Zu guter Letzt gibt es noch das Narrativ der „Strong Economy“ also der starken Wirtschaft. Dieses Narrativ begann 2018-2019 besonders an Popularität zu gewinnen und erreichte in dieser Zeit auch seinen Höhepunkt. Getrieben wurde diese Tendenz unter anderem durch Donald Trump, der mit Aussagen wie „Make America Great Again“ stets die Stärke der USA und der US-amerikanischen Wirtschaft betont hat. Dabei ist bemerkenswert, dass 62% der Artikel die 2017-2019 den Begriff „strong economy“ enthielten auch Trump erwähnten.
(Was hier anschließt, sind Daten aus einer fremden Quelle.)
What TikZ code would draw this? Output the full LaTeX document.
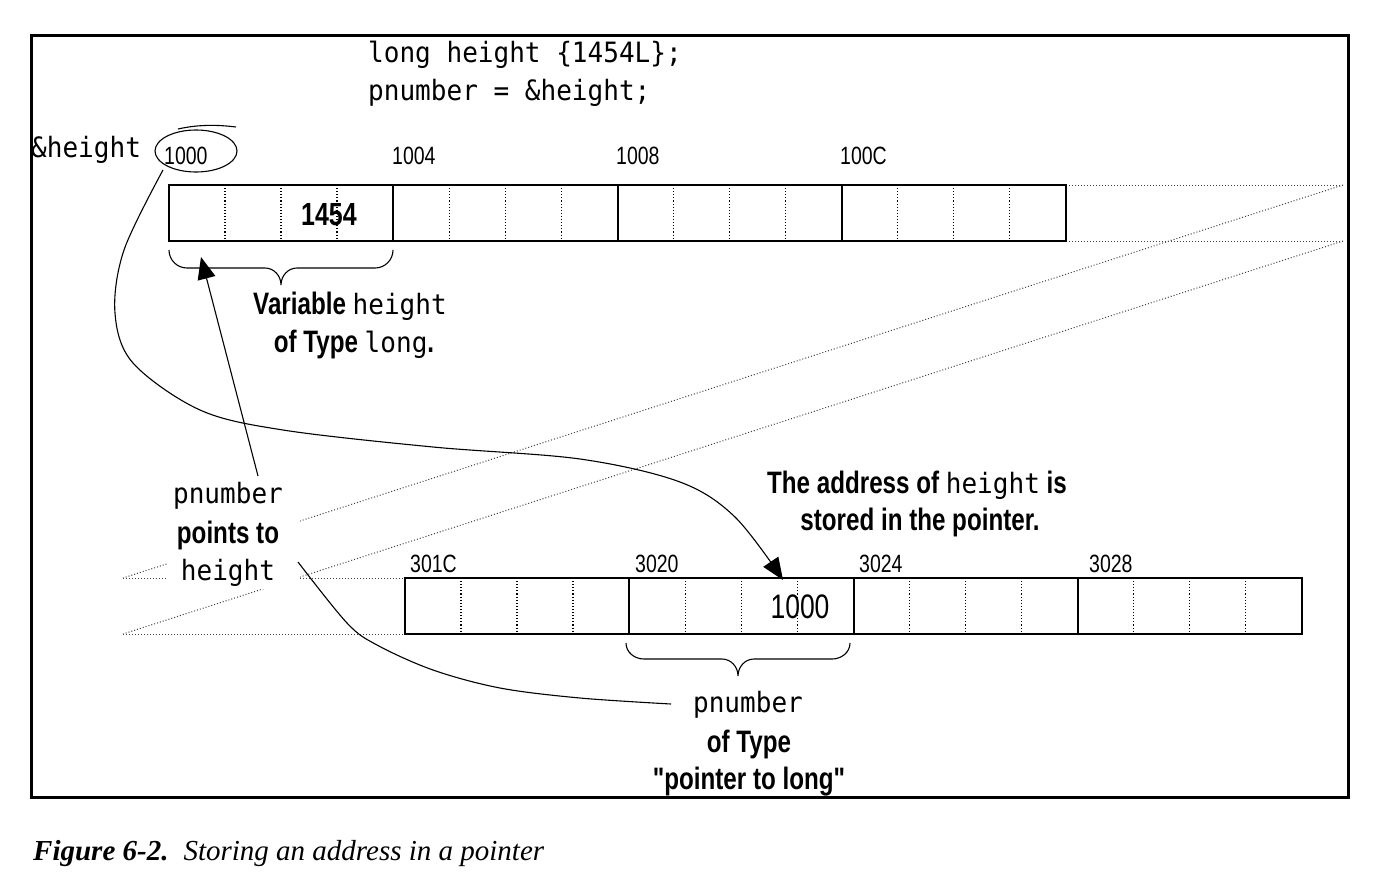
\documentclass[tikz,border=0pt]{standalone}
\usepackage{fontspec}
\setmainfont{Liberation Serif}
\newfontfamily\monof[FakeStretch=0.93]{DejaVu Sans Mono}
\newfontfamily\condf[FakeStretch=0.78]{Liberation Sans}
\usetikzlibrary{arrows.meta}
\newcommand\mymono{\monof\mdseries\fontsize{28}{30}\selectfont}
\newcommand\addrfont{\condf\fontsize{25}{27}\selectfont}
\newcommand\labfont{\condf\bfseries\fontsize{31}{36}\selectfont}
\begin{document}
\begin{tikzpicture}[x=1pt,y=-1pt,
  cell/.style={draw, line width=2pt},
  sub/.style={dotted, line width=1.1pt},
  guide/.style={dotted, line width=1pt, black!75},
  conn/.style={line width=1.1pt},
  bigtip/.style={-{Triangle[length=22pt,width=18pt]}},
  txt/.style={anchor=base, inner sep=0pt},
  txtw/.style={anchor=base west, inner sep=0pt},
  brace/.style={line width=1.1pt}]
\useasboundingbox (0,0) rectangle (1394,892);
\fill[white] (0,0) rectangle (1394,892);

% guide lines (zoom lines)
\coordinate (gtr) at (1343,185);
\coordinate (gbr) at (1343,241);
\coordinate (gtl) at (123,578);
\coordinate (gbl) at (123,634);
\draw[guide] (1066,185) -- (gtr);
\draw[guide] (1066,241) -- (gbr);
\draw[guide] (gtr) -- (gtl);
\draw[guide] (gbr) -- (gbl);
\draw[guide] (gtl) -- (405,578);
\draw[guide] (gbl) -- (405,634);

% top memory row
\foreach \i in {0,1,2,3} {
  \pgfmathsetmacro\xa{169+224.25*\i}
  \draw[cell] (\xa,185) rectangle ++(224.25,56);
  \foreach \j in {1,2,3} {
    \draw[sub] (\xa+56*\j,188) -- (\xa+56*\j,238);
  }
}
% bottom memory row
\foreach \i in {0,1,2,3} {
  \pgfmathsetmacro\xb{405+224.25*\i}
  \draw[cell] (\xb,578) rectangle ++(224.25,55.5);
  \foreach \j in {1,2,3} {
    \draw[sub] (\xb+56*\j,581) -- (\xb+56*\j,631);
  }
}

% white area behind left label
\fill[white] (168,476) rectangle (300,589);

% frame
\draw[line width=3pt] (31,35) rectangle (1348,797);

% code
\node[txtw] (code1) at (368,62) {\mymono long height \{1454L\};};
\node[txtw] (code2) at (368,100) {\mymono pnumber = \&height;};
\node[txtw] (amp) at (31,157) {\mymono \&height};

% address labels
\node[txtw] (a1000) at (164,164) {\addrfont 1000};
\node[txtw] (a1004) at (392,164) {\addrfont 1004};
\node[txtw] (a1008) at (616,164) {\addrfont 1008};
\node[txtw] (a100C) at (840,164) {\addrfont 100C};
\node[txtw] (a301C) at (410,572) {\addrfont 301C};
\node[txtw] (a3020) at (635,572) {\addrfont 3020};
\node[txtw] (a3024) at (859,572) {\addrfont 3024};
\node[txtw] (a3028) at (1089,572) {\addrfont 3028};

% values
\node[txt] (v1454) at (329,225) {\condf\bfseries\fontsize{32}{34}\selectfont 1454};
\node[txt] (v1000) at (800,618) {\condf\fontsize{34}{36}\selectfont 1000};

% circle around 1000
\draw[conn] (196,151) ellipse [x radius=41, y radius=21];
\draw[conn] (178,129) .. controls (200,124) and (220,125) .. (236,127);

% braces
\draw[brace] (169,250) to[out=-90,in=180] (187,268) -- (265,268) to[out=0,in=90] (281,285)
  to[out=90,in=180] (297,268) -- (375,268) to[out=0,in=-90] (393,250);
\draw[brace] (626,643) to[out=-90,in=180] (644,659) -- (722,659) to[out=0,in=90] (738,676)
  to[out=90,in=180] (754,659) -- (832,659) to[out=0,in=-90] (850,643);

% labels
\node[txt] (var1) at (350,314) {\labfont Variable {\mymono height}};
\node[txt] (var2) at (354,352) {\labfont of Type {\mymono long}.};
\node[txt] (pn1) at (228,503) {\mymono pnumber};
\node[txt] (pn2) at (228,543) {\labfont points to};
\node[txt] (pn3) at (228,580) {\mymono height};
\node[txt] (ad1) at (917,493) {\labfont The address of {\mymono height} is};
\node[txt] (ad2) at (920,530) {\labfont stored in the pointer.};
\node[txt] (pt1) at (748,712) {\mymono pnumber};
\node[txt] (pt2) at (749,752) {\labfont of Type};
\node[txt] (pt3) at (749,789) {\labfont "pointer to long"};

% connectors
\coordinate (s1) at (258,476);
\coordinate (e1) at (201,257);
\draw[conn,bigtip] (s1) -- (e1);

\coordinate (s2) at (163,170);
\coordinate (e2) at (783,580);
\draw[conn,bigtip] plot[smooth, tension=0.55] coordinates {(s2) (124,250) (115,313) (133,363) (200,410) (283,430) (433,447) (580,459) (680,482) (735,517) (e2)};

\coordinate (s3) at (298,562);
\coordinate (e3) at (671,704);
\draw[conn] plot[smooth, tension=0.55] coordinates {(s3) (347,623) (377,645) (433,670) (500,688) (580,698) (e3)};

% caption
\node[txtw] (cap) at (33,860) {\fontsize{29}{33}\selectfont\bfseries\itshape Figure 6-2.\hspace{15pt}\mdseries Storing an address in a pointer};
\end{tikzpicture}
\end{document}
Als Vergleich: auch gegen Ende der 1990er Jahre war dieses Narrativ recht stark, der damalige Präsident Bill Clinton wurde in entsprechenden Artikeln aber nur in 27% der Fälle erwähnt.
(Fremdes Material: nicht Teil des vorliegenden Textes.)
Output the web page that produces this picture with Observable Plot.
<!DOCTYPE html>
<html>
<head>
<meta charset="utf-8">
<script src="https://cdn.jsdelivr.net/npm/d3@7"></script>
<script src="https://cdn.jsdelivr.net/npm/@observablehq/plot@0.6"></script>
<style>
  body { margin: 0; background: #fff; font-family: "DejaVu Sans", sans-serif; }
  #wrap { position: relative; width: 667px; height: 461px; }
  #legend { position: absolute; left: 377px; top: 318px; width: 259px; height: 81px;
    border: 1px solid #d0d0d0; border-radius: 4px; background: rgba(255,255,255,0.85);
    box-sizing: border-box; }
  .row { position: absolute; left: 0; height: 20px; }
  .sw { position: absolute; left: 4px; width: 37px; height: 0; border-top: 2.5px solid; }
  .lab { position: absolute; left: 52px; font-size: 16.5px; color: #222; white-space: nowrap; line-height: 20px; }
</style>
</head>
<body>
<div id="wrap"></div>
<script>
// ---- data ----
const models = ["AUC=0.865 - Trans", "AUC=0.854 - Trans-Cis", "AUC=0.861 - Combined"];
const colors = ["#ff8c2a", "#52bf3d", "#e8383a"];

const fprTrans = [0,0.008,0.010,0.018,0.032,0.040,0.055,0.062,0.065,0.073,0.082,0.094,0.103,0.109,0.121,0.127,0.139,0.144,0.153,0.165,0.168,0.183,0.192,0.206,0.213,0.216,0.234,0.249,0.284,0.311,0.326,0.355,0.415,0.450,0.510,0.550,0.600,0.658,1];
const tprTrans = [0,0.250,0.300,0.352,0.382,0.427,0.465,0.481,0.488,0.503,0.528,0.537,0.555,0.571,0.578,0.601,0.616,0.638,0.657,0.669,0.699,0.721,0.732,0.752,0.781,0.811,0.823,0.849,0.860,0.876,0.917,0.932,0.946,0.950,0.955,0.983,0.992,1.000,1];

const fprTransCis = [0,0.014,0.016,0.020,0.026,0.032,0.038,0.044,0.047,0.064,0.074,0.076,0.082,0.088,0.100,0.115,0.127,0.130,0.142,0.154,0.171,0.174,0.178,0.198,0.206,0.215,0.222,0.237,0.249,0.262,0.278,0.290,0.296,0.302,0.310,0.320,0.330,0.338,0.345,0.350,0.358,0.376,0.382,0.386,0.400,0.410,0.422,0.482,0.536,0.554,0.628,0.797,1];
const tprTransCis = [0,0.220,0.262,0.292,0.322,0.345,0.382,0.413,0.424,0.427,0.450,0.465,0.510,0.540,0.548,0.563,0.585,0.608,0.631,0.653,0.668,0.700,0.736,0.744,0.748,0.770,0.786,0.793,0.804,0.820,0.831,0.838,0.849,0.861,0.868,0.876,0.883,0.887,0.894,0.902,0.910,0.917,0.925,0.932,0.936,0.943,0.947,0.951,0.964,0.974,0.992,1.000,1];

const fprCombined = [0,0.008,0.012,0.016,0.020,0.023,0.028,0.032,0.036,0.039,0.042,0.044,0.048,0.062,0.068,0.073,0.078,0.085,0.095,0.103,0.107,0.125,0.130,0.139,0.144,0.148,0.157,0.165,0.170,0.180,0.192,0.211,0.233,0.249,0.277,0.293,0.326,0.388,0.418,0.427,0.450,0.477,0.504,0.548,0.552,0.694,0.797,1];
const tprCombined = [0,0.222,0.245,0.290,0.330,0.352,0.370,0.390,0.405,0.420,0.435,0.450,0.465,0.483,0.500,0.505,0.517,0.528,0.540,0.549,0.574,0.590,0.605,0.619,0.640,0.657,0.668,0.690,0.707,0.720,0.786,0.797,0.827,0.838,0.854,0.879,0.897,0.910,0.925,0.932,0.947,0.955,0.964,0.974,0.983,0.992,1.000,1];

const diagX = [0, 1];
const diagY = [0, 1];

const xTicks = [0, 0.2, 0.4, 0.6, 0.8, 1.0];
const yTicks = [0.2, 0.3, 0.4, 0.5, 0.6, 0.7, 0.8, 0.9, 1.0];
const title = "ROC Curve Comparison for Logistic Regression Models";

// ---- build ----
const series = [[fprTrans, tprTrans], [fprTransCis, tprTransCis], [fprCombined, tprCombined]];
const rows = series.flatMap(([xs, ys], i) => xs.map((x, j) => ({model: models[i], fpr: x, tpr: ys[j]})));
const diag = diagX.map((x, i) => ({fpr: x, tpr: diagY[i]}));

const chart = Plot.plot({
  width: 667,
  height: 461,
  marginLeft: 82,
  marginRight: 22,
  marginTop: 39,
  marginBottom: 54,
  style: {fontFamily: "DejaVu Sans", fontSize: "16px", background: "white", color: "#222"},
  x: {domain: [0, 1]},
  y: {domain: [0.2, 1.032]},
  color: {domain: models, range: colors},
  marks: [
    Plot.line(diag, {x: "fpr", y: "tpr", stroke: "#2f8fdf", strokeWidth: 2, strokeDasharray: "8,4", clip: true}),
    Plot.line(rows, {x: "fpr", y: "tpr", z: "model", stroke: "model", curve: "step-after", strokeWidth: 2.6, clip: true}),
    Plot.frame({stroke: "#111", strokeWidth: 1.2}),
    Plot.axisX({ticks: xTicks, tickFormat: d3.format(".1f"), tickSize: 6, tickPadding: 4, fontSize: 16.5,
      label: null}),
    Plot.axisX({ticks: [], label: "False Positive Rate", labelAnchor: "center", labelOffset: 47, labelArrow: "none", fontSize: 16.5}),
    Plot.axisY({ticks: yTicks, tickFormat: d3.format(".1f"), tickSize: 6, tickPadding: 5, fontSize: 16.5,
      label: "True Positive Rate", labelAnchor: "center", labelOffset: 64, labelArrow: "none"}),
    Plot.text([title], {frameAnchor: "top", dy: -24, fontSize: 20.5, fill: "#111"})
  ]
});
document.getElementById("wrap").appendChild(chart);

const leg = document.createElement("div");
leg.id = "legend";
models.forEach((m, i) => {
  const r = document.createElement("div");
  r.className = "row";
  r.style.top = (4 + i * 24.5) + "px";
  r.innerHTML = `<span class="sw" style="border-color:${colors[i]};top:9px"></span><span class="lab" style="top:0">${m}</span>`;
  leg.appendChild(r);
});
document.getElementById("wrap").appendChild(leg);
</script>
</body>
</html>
Zum Weiterlesen und Weiterhören:

https://www.cnbc.com/2019/07/02/this-is-now-the-longest-us-economic-expansion-in-history.html

https://www.nber.org/papers/w26857

https://www.bloomberg.com/news/audio/2019-10-05/robert-shiller-discusses-narrative-economics-podcast

[i] Alle Daten und Aussagen beziehen sich auf die Wirtschaft der USA, was im Großen und Ganzen aber stark mit der Weltwirtschaft korreliert.

[ii] Robert J. Shiller arbeitet zum Finden und Analysieren dieser Narrative mit großen Nachrichtendatenbanken. Für dieses Paper verwendete er die „Proquest News & Newspapers“-Datenbank mit 97 Millionen Artikeln aus den Jahren 1989 bis 2020. Vereinfacht gesagt analysiert er, wie oft gewisse Wörter oder Begriffe in den Artikeln der jeweiligen Jahre vorkommen und kann so den historischen Popularitätsverlauf der jeweiligen Narrative ermitteln.